*Given instruction*
Extract the full listing verbatim and drop any pictures from your copy.
-- Begin Recorded information --
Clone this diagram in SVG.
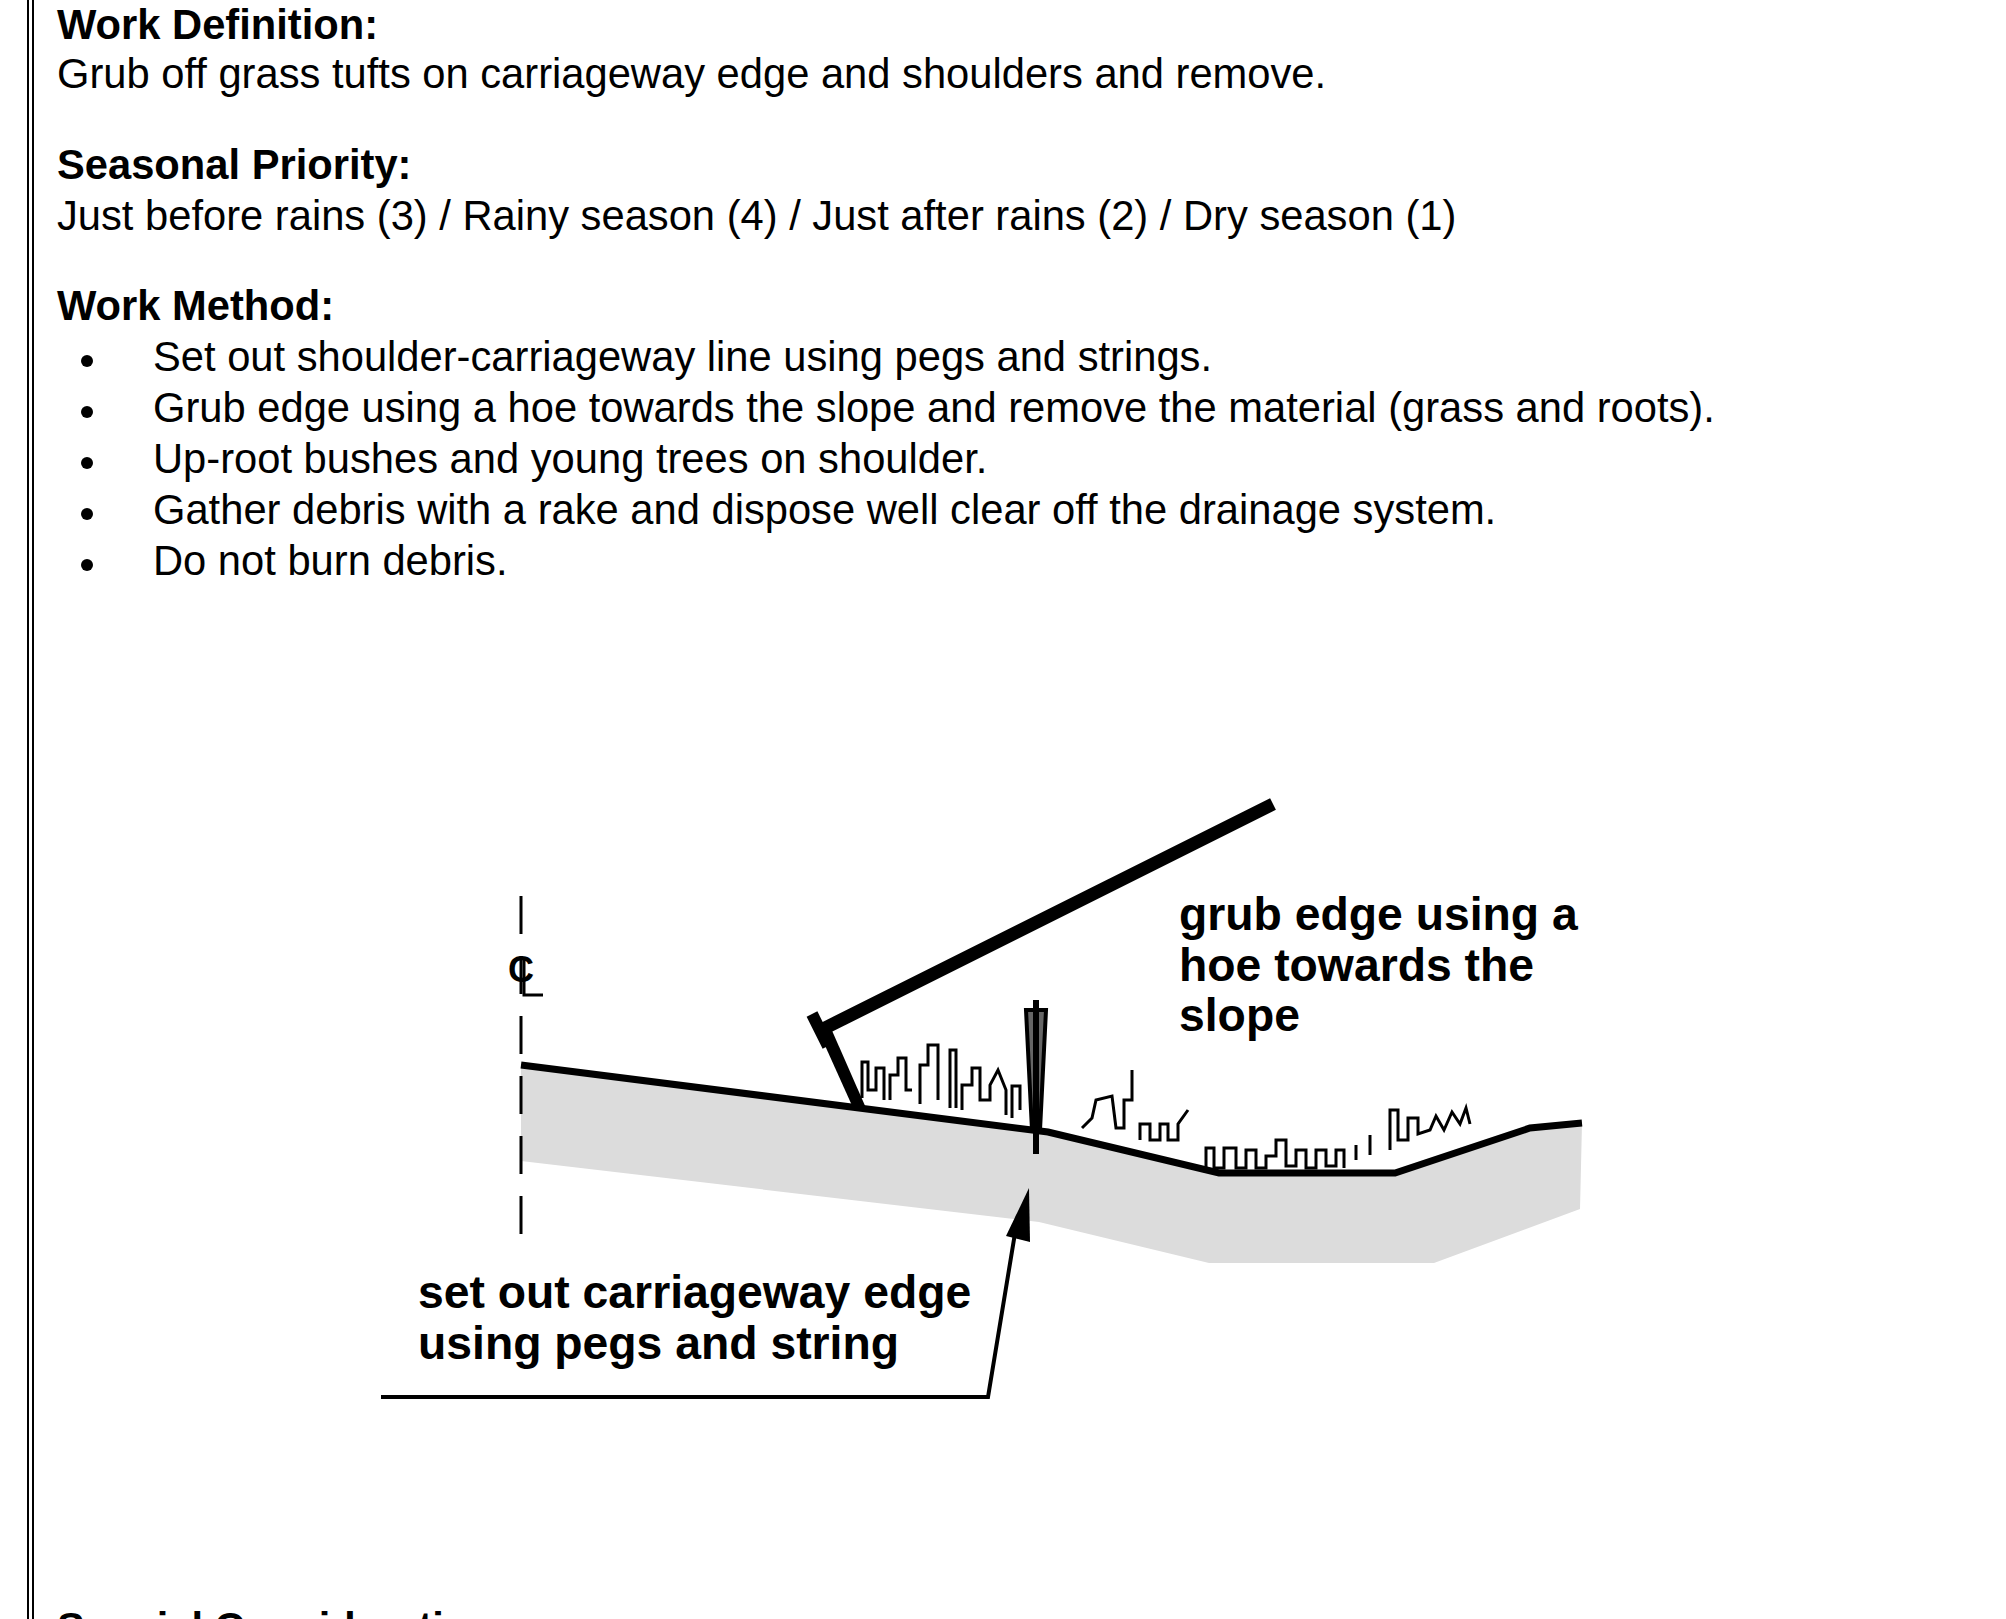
<svg xmlns="http://www.w3.org/2000/svg" width="2006" height="1619" viewBox="0 0 2006 1619">
<style>
text{font-family:"Liberation Sans",Arial,sans-serif;fill:#000}
.h{font-weight:bold;font-size:41.7px}
.b{font-size:41.7px}
.l{font-weight:bold;font-size:46.3px}
.g{fill:none;stroke:#000;stroke-width:3}
</style>
<rect width="2006" height="1619" fill="#fff"/>
<line x1="28" y1="0" x2="28" y2="1619" stroke="#000" stroke-width="2"/>
<line x1="33" y1="0" x2="33" y2="1619" stroke="#000" stroke-width="2"/>
<g id="text">
<text class="h" x="57" y="39">Work Definition:</text>
<text class="b" x="57" y="88">Grub off grass tufts on carriageway edge and shoulders and remove.</text>
<text class="h" x="57" y="179">Seasonal Priority:</text>
<text class="b" x="57" y="230">Just before rains (3) / Rainy season (4) / Just after rains (2) / Dry season (1)</text>
<text class="h" x="57" y="320">Work Method:</text>
<g class="b">
<circle cx="87" cy="361" r="6"/><text class="b" x="153" y="371">Set out shoulder-carriageway line using pegs and strings.</text>
<circle cx="87" cy="412" r="6"/><text class="b" x="153" y="422">Grub edge using a hoe towards the slope and remove the material (grass and roots).</text>
<circle cx="87" cy="463" r="6"/><text class="b" x="153" y="473">Up-root bushes and young trees on shoulder.</text>
<circle cx="87" cy="514" r="6"/><text class="b" x="153" y="524">Gather debris with a rake and dispose well clear off the drainage system.</text>
<circle cx="87" cy="565" r="6"/><text class="b" x="153" y="575">Do not burn debris.</text>
</g>
<text class="h" x="57" y="1642">Special Considerations:</text>
</g>
<g id="ground">
<polygon points="521,1065 1048,1132 1219,1173 1395,1173 1530,1128 1582,1123 1580,1209 1434,1263 1209,1263 1039,1222 521,1161" fill="#dcdcdc"/>
<polyline points="521,1065 1048,1132 1219,1173 1395,1173 1530,1128 1582,1123" fill="none" stroke="#000" stroke-width="7"/>
</g>
<g id="centreline">
<line x1="521" y1="896" x2="521" y2="1245" stroke="#000" stroke-width="3" stroke-dasharray="38,22"/>
<text x="508" y="982" style="font-size:36px;font-weight:bold">C</text>
<polyline points="524,960 524,995 543,995" fill="none" stroke="#000" stroke-width="3"/>
</g>
<g id="grass">
<polyline class="g" points="862,1098 862,1062 868,1062 868,1090 876,1090 876,1068 884,1068 884,1100"/>
<polyline class="g" points="890,1100 890,1075 898,1075 898,1058 906,1058 906,1090 912,1090"/>
<polyline class="g" points="920,1104 920,1065 928,1065 928,1045 938,1045 938,1100"/>
<polyline class="g" points="950,1108 950,1050 956,1050 956,1108"/>
<polyline class="g" points="962,1110 962,1085 972,1085 972,1068 980,1068 980,1100 990,1100 990,1085 998,1070 1006,1090 1006,1115"/>
<polyline class="g" points="1012,1118 1012,1086 1020,1086 1020,1110"/>
<polyline class="g" points="1082,1128 1092,1118 1096,1100 1112,1096 1116,1128 1124,1128 1124,1100 1132,1100 1132,1070"/>
<polyline class="g" points="1140,1140 1140,1124 1150,1124 1150,1140 1160,1140 1160,1124 1168,1124 1168,1140 1178,1140 1178,1124 1188,1110"/>
<polyline class="g" points="1206,1168 1206,1148 1214,1148 1214,1168 1224,1168 1224,1148 1236,1148 1236,1168 1246,1168 1246,1150 1256,1150 1256,1168 1266,1168 1266,1156 1276,1156 1276,1140 1286,1140 1286,1166 1296,1166 1296,1150 1306,1150 1306,1168 1316,1168 1316,1150 1326,1150 1326,1166 1336,1166 1336,1150 1344,1150 1344,1168"/>
<polyline class="g" points="1356,1160 1356,1145"/><polyline class="g" points="1370,1155 1370,1135"/>
<polyline class="g" points="1390,1150 1390,1110 1398,1110 1398,1140 1408,1140 1408,1118 1418,1118 1418,1134 1430,1130 1436,1116 1444,1130 1452,1112 1460,1124 1466,1108 1470,1124"/>
</g>
<g id="hoe">
<line x1="823" y1="1029" x2="1273" y2="804" stroke="#000" stroke-width="13"/>
<line x1="812" y1="1014" x2="828" y2="1046" stroke="#000" stroke-width="12"/>
<polygon points="818,1030 830,1026 866,1108 854,1110" fill="#000"/>
</g>
<g id="peg">
<polygon points="1026,1010 1046,1010 1040,1130 1032,1130" fill="#666" stroke="#000" stroke-width="4"/>
<line x1="1036" y1="1000" x2="1036" y2="1154" stroke="#000" stroke-width="6"/>
</g>
<g id="connectors">
<polyline points="381,1397 988,1397 1018,1215" fill="none" stroke="#000" stroke-width="4"/>
<polygon points="1029,1188 1030,1242 1006,1236" fill="#000"/>
</g>
<g id="labels">
<text class="l" x="1179" y="930">grub edge using a</text>
<text class="l" x="1179" y="981">hoe towards the</text>
<text class="l" x="1179" y="1031">slope</text>
<text class="l" x="418" y="1308">set out carriageway edge</text>
<text class="l" x="418" y="1359">using pegs and string</text>
</g>
</svg>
-- End Recorded information --
*Response to this exercise*
Clone this diagram in SVG.
<svg xmlns="http://www.w3.org/2000/svg" width="2006" height="1619" viewBox="0 0 2006 1619">
<style>
text{font-family:"Liberation Sans",Arial,sans-serif;fill:#000}
.h{font-weight:bold;font-size:41.7px}
.b{font-size:41.7px}
.l{font-weight:bold;font-size:46.3px}
.g{fill:none;stroke:#000;stroke-width:3}
</style>
<rect width="2006" height="1619" fill="#fff"/>
<line x1="28" y1="0" x2="28" y2="1619" stroke="#000" stroke-width="2"/>
<line x1="33" y1="0" x2="33" y2="1619" stroke="#000" stroke-width="2"/>
<g id="text">
<text class="h" x="57" y="39">Work Definition:</text>
<text class="b" x="57" y="88">Grub off grass tufts on carriageway edge and shoulders and remove.</text>
<text class="h" x="57" y="179">Seasonal Priority:</text>
<text class="b" x="57" y="230">Just before rains (3) / Rainy season (4) / Just after rains (2) / Dry season (1)</text>
<text class="h" x="57" y="320">Work Method:</text>
<g class="b">
<circle cx="87" cy="361" r="6"/><text class="b" x="153" y="371">Set out shoulder-carriageway line using pegs and strings.</text>
<circle cx="87" cy="412" r="6"/><text class="b" x="153" y="422">Grub edge using a hoe towards the slope and remove the material (grass and roots).</text>
<circle cx="87" cy="463" r="6"/><text class="b" x="153" y="473">Up-root bushes and young trees on shoulder.</text>
<circle cx="87" cy="514" r="6"/><text class="b" x="153" y="524">Gather debris with a rake and dispose well clear off the drainage system.</text>
<circle cx="87" cy="565" r="6"/><text class="b" x="153" y="575">Do not burn debris.</text>
</g>
<text class="h" x="57" y="1642">Special Considerations:</text>
</g>
<g id="ground">
<polygon points="521,1065 1048,1132 1219,1173 1395,1173 1530,1128 1582,1123 1580,1209 1434,1263 1209,1263 1039,1222 521,1161" fill="#dcdcdc"/>
<polyline points="521,1065 1048,1132 1219,1173 1395,1173 1530,1128 1582,1123" fill="none" stroke="#000" stroke-width="7"/>
</g>
<g id="centreline">
<line x1="521" y1="896" x2="521" y2="1245" stroke="#000" stroke-width="3" stroke-dasharray="38,22"/>
<text x="508" y="982" style="font-size:36px;font-weight:bold">C</text>
<polyline points="524,960 524,995 543,995" fill="none" stroke="#000" stroke-width="3"/>
</g>
<g id="grass">
<polyline class="g" points="862,1098 862,1062 868,1062 868,1090 876,1090 876,1068 884,1068 884,1100"/>
<polyline class="g" points="890,1100 890,1075 898,1075 898,1058 906,1058 906,1090 912,1090"/>
<polyline class="g" points="920,1104 920,1065 928,1065 928,1045 938,1045 938,1100"/>
<polyline class="g" points="950,1108 950,1050 956,1050 956,1108"/>
<polyline class="g" points="962,1110 962,1085 972,1085 972,1068 980,1068 980,1100 990,1100 990,1085 998,1070 1006,1090 1006,1115"/>
<polyline class="g" points="1012,1118 1012,1086 1020,1086 1020,1110"/>
<polyline class="g" points="1082,1128 1092,1118 1096,1100 1112,1096 1116,1128 1124,1128 1124,1100 1132,1100 1132,1070"/>
<polyline class="g" points="1140,1140 1140,1124 1150,1124 1150,1140 1160,1140 1160,1124 1168,1124 1168,1140 1178,1140 1178,1124 1188,1110"/>
<polyline class="g" points="1206,1168 1206,1148 1214,1148 1214,1168 1224,1168 1224,1148 1236,1148 1236,1168 1246,1168 1246,1150 1256,1150 1256,1168 1266,1168 1266,1156 1276,1156 1276,1140 1286,1140 1286,1166 1296,1166 1296,1150 1306,1150 1306,1168 1316,1168 1316,1150 1326,1150 1326,1166 1336,1166 1336,1150 1344,1150 1344,1168"/>
<polyline class="g" points="1356,1160 1356,1145"/><polyline class="g" points="1370,1155 1370,1135"/>
<polyline class="g" points="1390,1150 1390,1110 1398,1110 1398,1140 1408,1140 1408,1118 1418,1118 1418,1134 1430,1130 1436,1116 1444,1130 1452,1112 1460,1124 1466,1108 1470,1124"/>
</g>
<g id="hoe">
<line x1="823" y1="1029" x2="1273" y2="804" stroke="#000" stroke-width="13"/>
<line x1="812" y1="1014" x2="828" y2="1046" stroke="#000" stroke-width="12"/>
<polygon points="818,1030 830,1026 866,1108 854,1110" fill="#000"/>
</g>
<g id="peg">
<polygon points="1026,1010 1046,1010 1040,1130 1032,1130" fill="#666" stroke="#000" stroke-width="4"/>
<line x1="1036" y1="1000" x2="1036" y2="1154" stroke="#000" stroke-width="6"/>
</g>
<g id="connectors">
<polyline points="381,1397 988,1397 1018,1215" fill="none" stroke="#000" stroke-width="4"/>
<polygon points="1029,1188 1030,1242 1006,1236" fill="#000"/>
</g>
<g id="labels">
<text class="l" x="1179" y="930">grub edge using a</text>
<text class="l" x="1179" y="981">hoe towards the</text>
<text class="l" x="1179" y="1031">slope</text>
<text class="l" x="418" y="1308">set out carriageway edge</text>
<text class="l" x="418" y="1359">using pegs and string</text>
</g>
</svg>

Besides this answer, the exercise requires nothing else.